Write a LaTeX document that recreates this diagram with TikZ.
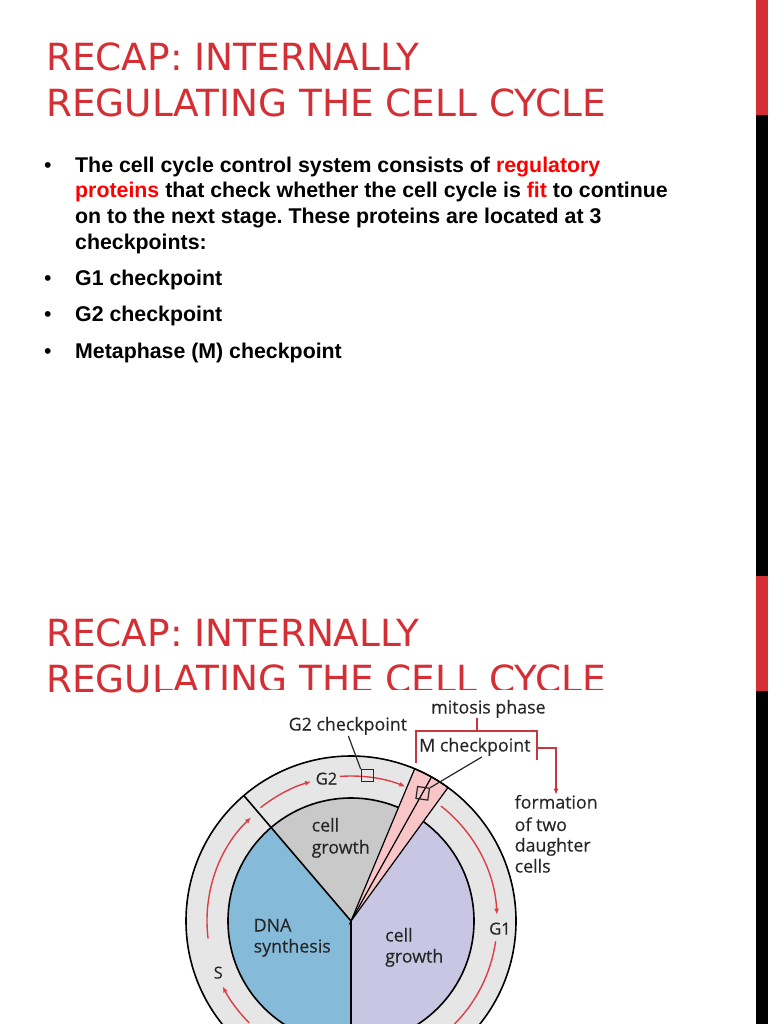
\documentclass[tikz,border=0pt]{standalone}
\usepackage{fontspec}
\setmainfont{Liberation Sans}
\newfontfamily\titlefont{DejaVu Sans}
\newfontfamily\figfont[FakeBold=0.25]{Open Sans}
\definecolor{slidered}{HTML}{D32F35}
\definecolor{ringgrey}{HTML}{E6E6E6}
\definecolor{sectorgrey}{HTML}{C9C9C9}
\definecolor{dnablue}{HTML}{85BBD9}
\definecolor{growthlilac}{HTML}{C9C6E4}
\definecolor{wedgepink}{HTML}{F8C6C9}
\definecolor{arcred}{HTML}{DB3F45}
\usetikzlibrary{arrows.meta}
\tikzset{
	slidetitle/.style={anchor=base west,inner sep=0pt,text=slidered,font=\titlefont\fontsize{37.4}{37.4}\selectfont},
	bullettext/.style={anchor=base west,inner sep=0pt,font=\frenchspacing\fontsize{21.33}{21.33}\selectfont\bfseries},
	bulletdot/.style={anchor=base west,inner sep=0pt,font=\fontsize{21.33}{21.33}\selectfont},
	figlabel/.style={anchor=base west,inner sep=0pt,text=black!85,font=\figfont\fontsize{17.8}{17.8}\selectfont},
	smalllabel/.style={figlabel,font=\figfont\fontsize{16.5}{16.5}\selectfont},
	cyclearc/.style={arcred,line width=1.4pt,>={Latex[length=6pt,width=5pt]}},
	leader/.style={black!85,line width=1.2pt},
	bracket/.style={arcred!90!black,line width=1.7pt},
	checkbox/.style={draw=black!85,line width=1.2pt,minimum size=12pt,inner sep=0pt},
	ringline/.style={black,line width=1.6pt}
}
\begin{document}
\begin{tikzpicture}[x=1pt,y=-1pt]
	\clip (0,0) rectangle (768,1024);
	\fill[white] (0,0) rectangle (768,1024);
	% side bars
	\fill[slidered] (756,0) rectangle (768,115);
	\fill[black] (756,115) rectangle (768,576);
	\fill[slidered] (756,576) rectangle (768,691);
	\fill[black] (756,691) rectangle (768,1024);
	% first slide
	\node[slidetitle] (title a) at (46,70.7) {RECAP: INTERNALLY};
	\node[slidetitle] (title b) at (46,116.7) {REGULATING THE CELL CYCLE};
	\node[bulletdot] (dot a) at (44,172.7) {•};
	\node[bullettext] (line a) at (75,172.7) {The cell cycle control system consists of \textcolor{red}{regulatory}};
	\node[bullettext] (line b) at (75,198) {\textcolor{red}{proteins} that check whether the cell cycle is \textcolor{red}{fit} to continue};
	\node[bullettext] (line c) at (75,224) {on to the next stage. These proteins are located at 3};
	\node[bullettext] (line d) at (75,249.5) {checkpoints:};
	\node[bulletdot] (dot b) at (44,285.5) {•};
	\node[bullettext] (line e) at (75,285.5) {G1 checkpoint};
	\node[bulletdot] (dot c) at (44,321.5) {•};
	\node[bullettext] (line f) at (75,321.5) {G2 checkpoint};
	\node[bulletdot] (dot d) at (44,358.5) {•};
	\node[bullettext] (line g) at (75,358.5) {Metaphase (M) checkpoint};
	% second slide
	\node[slidetitle] (title c) at (46,646.7) {RECAP: INTERNALLY};
	\node[slidetitle] (title d) at (46,692.7) {REGULATING THE CELL CYCLE};
	\fill[white] (160,690) rectangle (620,1024);
	% cycle disc
	\coordinate (centre) at (351,921);
	\fill[ringgrey] (centre) circle (165);
	\fill[sectorgrey] (centre)--++(-130.5:123) arc[start angle=-130.5,end angle=-67,radius=123]--cycle;
	\fill[dnablue] (centre)--++(-130.5:123) arc[start angle=-130.5,end angle=-270,radius=123]--cycle;
	\fill[growthlilac] (centre)--++(-54:123) arc[start angle=-54,end angle=90,radius=123]--cycle;
	\draw[ringline] (centre) circle (123);
	\filldraw[wedgepink,draw=black,line width=1.2pt] (centre)--++(-67.3:165) arc[start angle=-67.3,end angle=-54,radius=165]--cycle;
	\draw[black,line width=1.2pt] (centre)--++(-60.8:165);
	\draw[ringline] (centre)--++(-130.5:165);
	\draw[ringline] (centre)--++(90:103);
	\draw[ringline] (centre) circle (165);
	% arcs of the cycle
	\draw[cyclearc,->] (centre)++(-187:144) arc[start angle=-187,end angle=-134,radius=144];
	\draw[cyclearc,->] (centre)++(-128.6:145) arc[start angle=-128.6,end angle=-106,radius=145];
	\draw[cyclearc,->] (centre)++(-94.4:145) arc[start angle=-94.4,end angle=-68,radius=145];
	\draw[cyclearc,->] (centre)++(-52:146) arc[start angle=-52,end angle=-2.5,radius=146];
	\draw[cyclearc] (centre)++(8:146) arc[start angle=8,end angle=46,radius=146];
	\draw[cyclearc,->] (centre)++(-225:144) arc[start angle=-225,end angle=-207,radius=144];
	% checkpoints
	\node[checkbox] (g2 box) at (367.3,775.7) {};
	\node[checkbox,rotate=-8] (m box) at (422.7,793.3) {};
	% labels
	\node[figlabel] (g2 check) at (288.5,730.5) {G2 checkpoint};
	\node[figlabel] (m check) at (419,751.5) {M checkpoint};
	\node[figlabel] (mitosis) at (431,713.5) {mitosis phase};
	\node[figlabel] (form a) at (514.5,808.5) {formation};
	\node[figlabel] (form b) at (514.5,831) {of two};
	\node[figlabel] (form c) at (514.5,851.5) {daughter};
	\node[figlabel] (form d) at (514.5,872.5) {cells};
	\node[figlabel] (growth a) at (311.5,831.5) {cell};
	\node[figlabel] (growth b) at (311.5,853.5) {growth};
	\node[figlabel] (dna a) at (253.5,931.5) {DNA};
	\node[figlabel] (dna b) at (253.5,952.5) {synthesis};
	\node[figlabel] (growth c) at (385,941.5) {cell};
	\node[figlabel] (growth d) at (385,962.5) {growth};
	\node[smalllabel] (g1) at (489,934.5) {G1};
	\node[smalllabel] (g2) at (315.5,784.5) {G2};
	\node[smalllabel] (s) at (213.5,978.5) {S};
	% leaders
	\draw[leader] (g2 check.south)++(0.5,1)--(g2 box.north west);
	\draw[leader] (m check.south)++(7,1)--(m box.north east);
	% bracket
	\coordinate (bracket mid) at (476.7,730.7);
	\draw[bracket] (mitosis.south-|bracket mid)--(bracket mid);
	\draw[bracket] (416,763)--(416,730.7)--(536.7,730.7)--(536.7,760);
	\draw[bracket,-{Latex[length=6pt,width=5pt]}] (536.7,748)--(556,748)--(form a.north-|556,0);
\end{tikzpicture}
\end{document}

> [What to produce]: Keep the pictures out of the copy and return the rest of the data above exactly.

> [Result of this exercise]:
Write a LaTeX document that recreates this diagram with TikZ.
\documentclass[tikz,border=0pt]{standalone}
\usepackage{fontspec}
\setmainfont{Liberation Sans}
\newfontfamily\titlefont{DejaVu Sans}
\newfontfamily\figfont[FakeBold=0.25]{Open Sans}
\definecolor{slidered}{HTML}{D32F35}
\definecolor{ringgrey}{HTML}{E6E6E6}
\definecolor{sectorgrey}{HTML}{C9C9C9}
\definecolor{dnablue}{HTML}{85BBD9}
\definecolor{growthlilac}{HTML}{C9C6E4}
\definecolor{wedgepink}{HTML}{F8C6C9}
\definecolor{arcred}{HTML}{DB3F45}
\usetikzlibrary{arrows.meta}
\tikzset{
	slidetitle/.style={anchor=base west,inner sep=0pt,text=slidered,font=\titlefont\fontsize{37.4}{37.4}\selectfont},
	bullettext/.style={anchor=base west,inner sep=0pt,font=\frenchspacing\fontsize{21.33}{21.33}\selectfont\bfseries},
	bulletdot/.style={anchor=base west,inner sep=0pt,font=\fontsize{21.33}{21.33}\selectfont},
	figlabel/.style={anchor=base west,inner sep=0pt,text=black!85,font=\figfont\fontsize{17.8}{17.8}\selectfont},
	smalllabel/.style={figlabel,font=\figfont\fontsize{16.5}{16.5}\selectfont},
	cyclearc/.style={arcred,line width=1.4pt,>={Latex[length=6pt,width=5pt]}},
	leader/.style={black!85,line width=1.2pt},
	bracket/.style={arcred!90!black,line width=1.7pt},
	checkbox/.style={draw=black!85,line width=1.2pt,minimum size=12pt,inner sep=0pt},
	ringline/.style={black,line width=1.6pt}
}
\begin{document}
\begin{tikzpicture}[x=1pt,y=-1pt]
	\clip (0,0) rectangle (768,1024);
	\fill[white] (0,0) rectangle (768,1024);
	% side bars
	\fill[slidered] (756,0) rectangle (768,115);
	\fill[black] (756,115) rectangle (768,576);
	\fill[slidered] (756,576) rectangle (768,691);
	\fill[black] (756,691) rectangle (768,1024);
	% first slide
	\node[slidetitle] (title a) at (46,70.7) {RECAP: INTERNALLY};
	\node[slidetitle] (title b) at (46,116.7) {REGULATING THE CELL CYCLE};
	\node[bulletdot] (dot a) at (44,172.7) {•};
	\node[bullettext] (line a) at (75,172.7) {The cell cycle control system consists of \textcolor{red}{regulatory}};
	\node[bullettext] (line b) at (75,198) {\textcolor{red}{proteins} that check whether the cell cycle is \textcolor{red}{fit} to continue};
	\node[bullettext] (line c) at (75,224) {on to the next stage. These proteins are located at 3};
	\node[bullettext] (line d) at (75,249.5) {checkpoints:};
	\node[bulletdot] (dot b) at (44,285.5) {•};
	\node[bullettext] (line e) at (75,285.5) {G1 checkpoint};
	\node[bulletdot] (dot c) at (44,321.5) {•};
	\node[bullettext] (line f) at (75,321.5) {G2 checkpoint};
	\node[bulletdot] (dot d) at (44,358.5) {•};
	\node[bullettext] (line g) at (75,358.5) {Metaphase (M) checkpoint};
	% second slide
	\node[slidetitle] (title c) at (46,646.7) {RECAP: INTERNALLY};
	\node[slidetitle] (title d) at (46,692.7) {REGULATING THE CELL CYCLE};
	\fill[white] (160,690) rectangle (620,1024);
	% cycle disc
	\coordinate (centre) at (351,921);
	\fill[ringgrey] (centre) circle (165);
	\fill[sectorgrey] (centre)--++(-130.5:123) arc[start angle=-130.5,end angle=-67,radius=123]--cycle;
	\fill[dnablue] (centre)--++(-130.5:123) arc[start angle=-130.5,end angle=-270,radius=123]--cycle;
	\fill[growthlilac] (centre)--++(-54:123) arc[start angle=-54,end angle=90,radius=123]--cycle;
	\draw[ringline] (centre) circle (123);
	\filldraw[wedgepink,draw=black,line width=1.2pt] (centre)--++(-67.3:165) arc[start angle=-67.3,end angle=-54,radius=165]--cycle;
	\draw[black,line width=1.2pt] (centre)--++(-60.8:165);
	\draw[ringline] (centre)--++(-130.5:165);
	\draw[ringline] (centre)--++(90:103);
	\draw[ringline] (centre) circle (165);
	% arcs of the cycle
	\draw[cyclearc,->] (centre)++(-187:144) arc[start angle=-187,end angle=-134,radius=144];
	\draw[cyclearc,->] (centre)++(-128.6:145) arc[start angle=-128.6,end angle=-106,radius=145];
	\draw[cyclearc,->] (centre)++(-94.4:145) arc[start angle=-94.4,end angle=-68,radius=145];
	\draw[cyclearc,->] (centre)++(-52:146) arc[start angle=-52,end angle=-2.5,radius=146];
	\draw[cyclearc] (centre)++(8:146) arc[start angle=8,end angle=46,radius=146];
	\draw[cyclearc,->] (centre)++(-225:144) arc[start angle=-225,end angle=-207,radius=144];
	% checkpoints
	\node[checkbox] (g2 box) at (367.3,775.7) {};
	\node[checkbox,rotate=-8] (m box) at (422.7,793.3) {};
	% labels
	\node[figlabel] (g2 check) at (288.5,730.5) {G2 checkpoint};
	\node[figlabel] (m check) at (419,751.5) {M checkpoint};
	\node[figlabel] (mitosis) at (431,713.5) {mitosis phase};
	\node[figlabel] (form a) at (514.5,808.5) {formation};
	\node[figlabel] (form b) at (514.5,831) {of two};
	\node[figlabel] (form c) at (514.5,851.5) {daughter};
	\node[figlabel] (form d) at (514.5,872.5) {cells};
	\node[figlabel] (growth a) at (311.5,831.5) {cell};
	\node[figlabel] (growth b) at (311.5,853.5) {growth};
	\node[figlabel] (dna a) at (253.5,931.5) {DNA};
	\node[figlabel] (dna b) at (253.5,952.5) {synthesis};
	\node[figlabel] (growth c) at (385,941.5) {cell};
	\node[figlabel] (growth d) at (385,962.5) {growth};
	\node[smalllabel] (g1) at (489,934.5) {G1};
	\node[smalllabel] (g2) at (315.5,784.5) {G2};
	\node[smalllabel] (s) at (213.5,978.5) {S};
	% leaders
	\draw[leader] (g2 check.south)++(0.5,1)--(g2 box.north west);
	\draw[leader] (m check.south)++(7,1)--(m box.north east);
	% bracket
	\coordinate (bracket mid) at (476.7,730.7);
	\draw[bracket] (mitosis.south-|bracket mid)--(bracket mid);
	\draw[bracket] (416,763)--(416,730.7)--(536.7,730.7)--(536.7,760);
	\draw[bracket,-{Latex[length=6pt,width=5pt]}] (536.7,748)--(556,748)--(form a.north-|556,0);
\end{tikzpicture}
\end{document}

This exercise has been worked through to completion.